Most organizations publish their hotline phone number and web portal address in the employee handbook or on the company intranet. If you cannot find it, check the company’s annual proxy statement or code of conduct, which publicly traded companies are required to make available.

Before submitting, think carefully about whether your report involves information covered by attorney-client privilege or a non-disclosure agreement. Disclosing privileged information can, in rare cases, lead a court to dismiss a whistleblower claim without reaching the merits. Federal courts have recognized a public-policy exception protecting whistleblowers who disclose confidential information to expose illegal conduct, but the boundaries vary by jurisdiction. If your evidence involves communications with the company’s lawyers or information you accessed in a legal or compliance role, consulting your own attorney before filing is worth the cost.

Submitting the Report

Phone submissions connect you to an intake specialist who follows a structured script to capture the relevant details. The conversation is typically recorded or transcribed to create a documented record. Answer the questions directly and stick to facts you personally observed rather than speculation about motives.

Online submissions walk you through a series of form fields where you enter the people involved, the timeline, and a narrative description of what happened. Most platforms let you upload supporting documents before you finalize the submission. Once you click submit, the data transmits through an encrypted connection to a secure database. Some systems generate a confirmation page immediately; print or screenshot it.

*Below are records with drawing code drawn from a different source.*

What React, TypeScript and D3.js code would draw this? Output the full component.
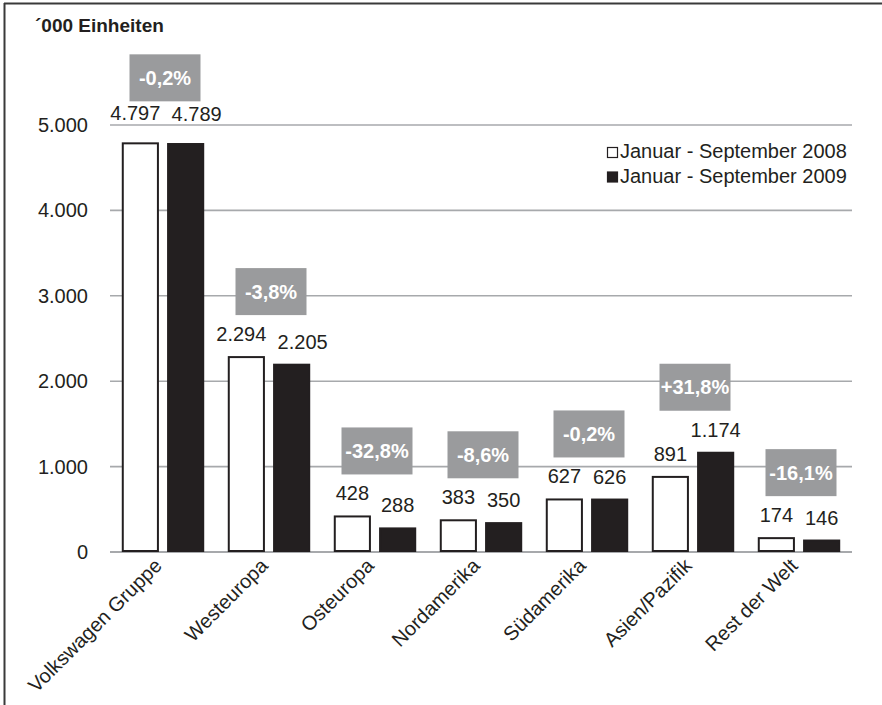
import React from "react";
import * as d3 from "d3";

const categories = [
  "Volkswagen Gruppe",
  "Westeuropa",
  "Osteuropa",
  "Nordamerika",
  "Südamerika",
  "Asien/Pazifik",
  "Rest der Welt",
];
const values2008 = [4797, 2294, 428, 383, 627, 891, 174];
const values2009 = [4789, 2205, 288, 350, 626, 1174, 146];
const changes = ["-0,2%", "-3,8%", "-32,8%", "-8,6%", "-0,2%", "+31,8%", "-16,1%"];
const seriesNames = ["Januar - September 2008", "Januar - September 2009"];
const yTicks = [0, 1000, 2000, 3000, 4000, 5000];

const W = 882;
const H = 705;
const FONT = "'Liberation Sans', Arial, sans-serif";
const DARK = "#231f20";
const GRID = "#a7a9ac";
const BOX = "#9a9b9d";
const FS = 20;

const de = d3.formatLocale({
  decimal: ",",
  thousands: ".",
  grouping: [3],
  currency: ["", " €"],
});
const fmt = de.format(",d");

export default function App() {
  const x = d3.scaleBand().domain(categories).range([110, 852]);
  const inner = d3
    .scaleBand()
    .domain(seriesNames)
    .range([0, x.bandwidth()])
    .paddingInner(0.18)
    .paddingOuter(0.26);
  const y = d3.scaleLinear().domain([0, 5000]).range([552, 125]);

  const rows = categories.map((c, i) => ({
    cat: c,
    vals: [values2008[i], values2009[i]],
    change: changes[i],
  }));

  return (
    <div style={{ position: "absolute", left: 0, top: 0 }}>
      <svg width={W} height={H} style={{ display: "block", background: "#fff" }} fontFamily={FONT}>
        {/* frame */}
        <line x1={4} x2={W} y1={3.5} y2={3.5} stroke="#3a3a3a" strokeWidth={2} />
        <line x1={4.5} x2={4.5} y1={3} y2={H} stroke="#3a3a3a" strokeWidth={2} />

        <text x={35} y={32} fontSize={19} fontWeight="bold" fill={DARK}>
          ´000 Einheiten
        </text>

        {/* grid + y labels */}
        {yTicks.map((t) => (
          <g key={t}>
            <line
              x1={110}
              x2={852}
              y1={y(t)}
              y2={y(t)}
              stroke={GRID}
              strokeWidth={t === 0 ? 2.2 : 1.6}
            />
            <text x={88} y={y(t) + 7} textAnchor="end" fontSize={FS} fill={DARK}>
              {fmt(t)}
            </text>
          </g>
        ))}

        {/* bars */}
        {rows.map((r, i) => {
          const x0 = x(r.cat)!;
          const cx = x0 + x.bandwidth() / 2;
          const top = y(d3.max(r.vals)!);
          return (
            <g key={r.cat}>
              {r.vals.map((v, j) => {
                const bx = x0 + inner(seriesNames[j])!;
                const bw = inner.bandwidth();
                const dx = i < 2 ? (j === 0 ? -5 : 11) : 0;
                const dy = i === 0 ? 22 : 15;
                return (
                  <g key={j}>
                    <rect
                      x={bx + 1}
                      y={y(v) + 1}
                      width={bw - 2}
                      height={y(0) - y(v) - 2}
                      fill={j === 0 ? "#fff" : DARK}
                      stroke={DARK}
                      strokeWidth={2}
                    />
                    <text
                      x={bx + bw / 2 + dx}
                      y={y(v) - dy}
                      textAnchor="middle"
                      fontSize={FS}
                      fill={DARK}
                    >
                      {fmt(v)}
                    </text>
                  </g>
                );
              })}
              <rect x={cx + 2 - 35.5} y={top - 41 - 47} width={71} height={47} fill={BOX} />
              <text
                x={cx + 2}
                y={top - 41 - 47 / 2 + 7}
                textAnchor="middle"
                fontSize={FS}
                fontWeight="bold"
                fill="#fff"
              >
                {r.change}
              </text>
              <text
                transform={`translate(${cx},${y(0) + 15}) rotate(-45)`}
                textAnchor="end"
                fontSize={FS}
                fill={DARK}
              >
                {r.cat}
              </text>
            </g>
          );
        })}

        {/* legend */}
        {seriesNames.map((s, j) => (
          <g key={s} transform={`translate(607,${147 + j * 24.5})`}>
            <rect
              x={0.5}
              y={0.5}
              width={10}
              height={10}
              fill={j === 0 ? "#fff" : DARK}
              stroke={DARK}
              strokeWidth={1.2}
            />
            <text x={13} y={11} fontSize={FS} fill={DARK}>
              {s}
            </text>
          </g>
        ))}
      </svg>
    </div>
  );
}
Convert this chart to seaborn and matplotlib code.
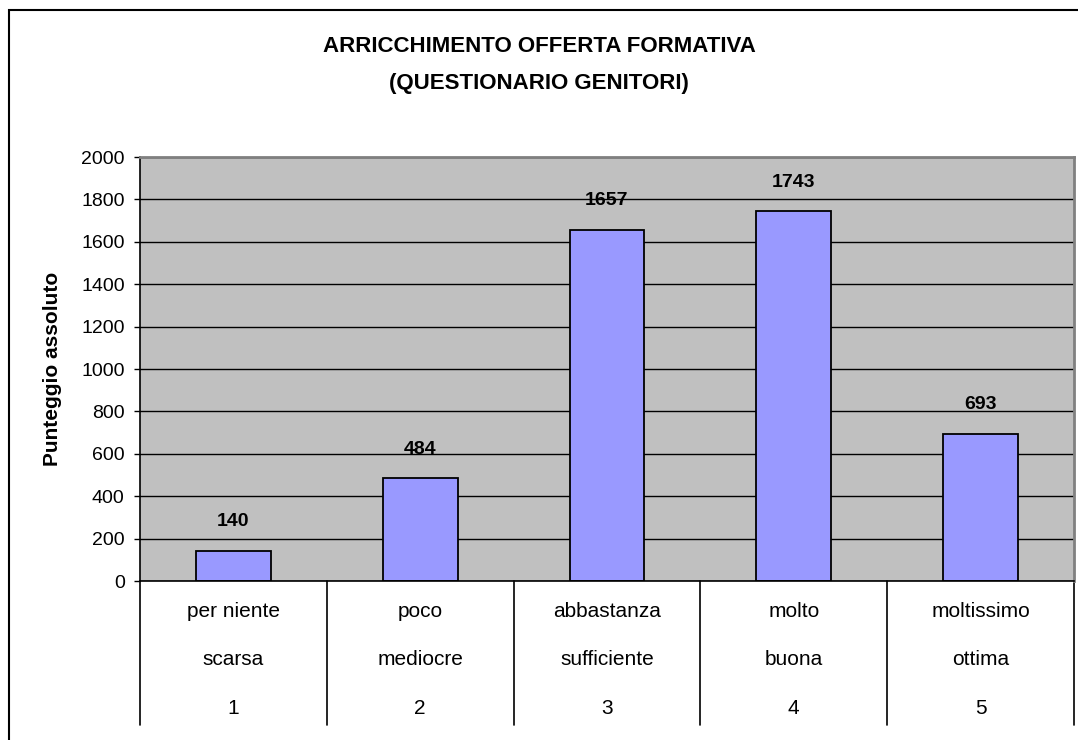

Both channels ask whether you want to remain anonymous or provide your identity. If you choose to identify yourself, note that this decision may be difficult to reverse later. If you choose anonymity, you can still follow up through the platform using your case number, though investigators may have a harder time verifying your account without being able to contact you directly.

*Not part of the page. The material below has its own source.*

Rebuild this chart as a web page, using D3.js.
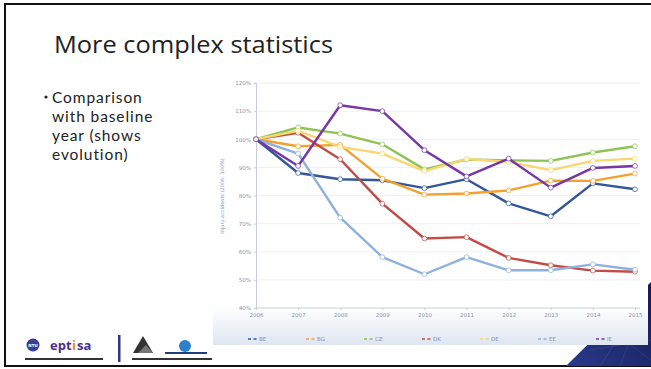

What Happens After You File

The system assigns a unique case number when your report is submitted. Save it. This identifier is the only way to check on the status of your report, add new information, or respond to questions from investigators through the platform’s secure messaging feature.

The report enters a triage phase where compliance staff categorize it by severity and type. Straightforward policy violations may be handled by HR or a department manager. Allegations involving potential securities fraud, bribery, or large-scale financial manipulation are typically escalated to senior leadership, outside counsel, or the audit committee. If the conduct appears to violate federal law, the company may be obligated to report it to the relevant regulator regardless of the internal investigation’s outcome.

Investigation timelines vary widely. A simple conflict-of-interest inquiry might close in a few weeks. Complex financial fraud investigations can take months, especially if outside forensic accountants or law enforcement become involved. Most platforms notify you through the system when the case is closed, though you generally will not receive details about the specific disciplinary or legal actions taken against the individuals involved.

Risks of Filing a False Report

Whistleblower protections apply to people who report in good faith, meaning they hold a reasonable belief that wrongdoing occurred. You do not have to be right. If your information turns out to be incomplete or the investigation finds no violation, you are still protected. What you cannot do is fabricate evidence or file a report you know to be false out of malice or personal grudge. Filing a knowingly false claim can expose you to disciplinary action, termination, and potential civil liability. Under the False Claims Act specifically, a court can dismiss a qui tam case and deny any award if the action was based on publicly available information rather than the whistleblower’s original knowledge.9Office of the Law Revision Counsel. United States Code Title 31 Section 3730 The key distinction is between being wrong and lying. The law protects the former and punishes the latter.